Making Art from Thrash
There are no cars parked in Steve Duque's garage.
Cabinets, tables, and workbenches lining the walls are topped by woodworking tools and the typical flotsam of a workshop. A fine coating of multicolored dust covers work surfaces, bicycles, and the other artifacts of life one stores in a garage. In every nook and cranny, impossible not to notice is the source of all that dust: broken skateboards, fragments of broken skateboards, and particles of what could appear to have once been a skateboard. Hundreds of boards line the ceiling. Piles of boards cracked in half are stuffed into any available free space. Atop the workbench sits a neat stack of tails, or perhaps noses -- it's hard to tell the difference at a glance. A precarious pile of parts on a step ladder waits to be glued up into a bowl blank. Tiny strips and bits dot every flat surface. All of this technicolor chaos caused by Steve's material of choice: skateboards.

Born and raised in Rhode Island, artist Steve Duque transforms broken skateboards into functional objects. Duque Skate Art is the business, but business wasn't always the plan. In the early 2010's, inspired by a documentary by Janne Saario, Steve tried his hand at some skateboard art of his own. From the beginning artistic pursuit was front and center, but practical application of the material seemed inevitable. A broken napkin holder sat on his table while he was working on his first project. "I can fix that with these pieces of skateboard," he thought to himself. And so he did. Cut some strips of board, glue them together, affix to the napkin holder. This simple, practical act revealed the potential that skateboards as a material could hold. Eventually he would make more objects: a magnet, key chains, earrings, pens. Steve brought the first pen he made to his day job to share with his coworkers. "They were stoked."

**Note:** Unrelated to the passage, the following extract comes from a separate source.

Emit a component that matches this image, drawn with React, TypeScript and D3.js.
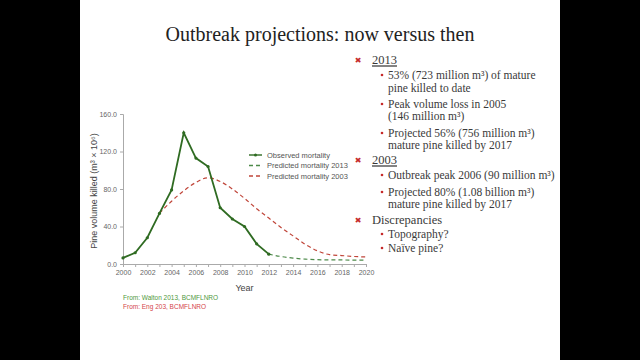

The backstory of a skateboard directly impacts on what it becomes in Steve's workshop. How a tree in the Canadian wilderness lived and grew. A worker's attention in the handful of woodshops that actually make the blank boards. The journey to get a finished board to a store. The display in a window by a local skate shop in just the right way that a little kid begs their dad for it. Dad gives in. She rides it hard, she's learning, but the board can take it. There's only so much damage an 8 year old little girl can do. So she rides, grows older, and loses interest. The skateboard is then relegated to collecting dust until a yard sale.
When Steve finally obtains a skateboard, its physical condition limits its utility. Some boards are so far gone they are only good for small inch-sized magnets, while others are brand new and have much more potential. The pieces Steve creates are therefore entirely unique. No two boards are made, or used, in the exact same way. Skateboards take on the personality of their riders. These unique qualities of skateboards are favorable to Steve. "I want every piece unique," he says. "So that no two people are walking around with the same thing."

In American Craft's Spring 2023 issue, which focused on vessels, there was an idea that is embodied in Steve's work: objects are vessels for memories. We fill them up, they get emptied, perhaps leak or spill, and we fill them up again. We share our cups and ensure that the person it's passed to next has a little room to add their own memories. A skateboard's scars share it's story and the story of its rider. Objects evolve over time and at some point there is a major jump, an inventiveness or breakthrough that stands out. Changing the value proposition of an object through physical modification is an obvious evolutionary force.
One man's trash is another man's treasure is a truism about value. A statement about how we value things, objects, and possessions, and what happens when values change. Waste is a human construction -- the natural world doesn't have waste. Everything is used in some form. We consider something waste when it no longer provides us with value. Be it monetary or emotional value. To Steve, broken skateboards aren't trash. They may not rise to the superlative of treasure, but there's potential waiting to be actualized. Potential that Steve has the ability to bring out.
"Where do you get the boards from?" is the number one question Steve gets, and his answer is always the same, "Where ever I can." Steve loves searching and finding skateboards. The hunt for new colors and unique color combinations is exciting. Steve has thousands of boards, he doesn't need more, but still he searches. For some of the boards in his collection Steve can recall their provenance, but there are still hundreds where he has no idea. Regardless the process is always the same: combine boards and colors until something new is made. One mystery board thrashed beyond recognition combined with a friend's cherished childhood board into a new thing. A new thing to be appreciated and accumulate it's own story. Through multiple physical transformations and the gathering and shedding of contexts Steve creates collages of value and meaning. Steve is removing the skateboard from its original context, which creates a new but familiar form. The evidence of the skateboard's past life is present in the necessary modifications of the material, the scratches and dents, and in the appearance and color.
Corinna Gardner, Acting Keeper of the Victoria and Albert Museum’s Design, Architecture, and Digital department in London in discussing the addition of the Pussy Hat to the museum's collection said, "We see each object as a node, a material thing around which we can focus the bigger questions that bespeak how you and I live together, today and in the future." When Steve comes across one of these boards in the wild, he has no idea where it came from, or what its story is or where that story is going. He does know that the story doesn't end there in the gutter by a skate park. Or gathering dust in an empty nester's basement. It's his little part in making the world, his community, and the state of Rhode Island, a better place.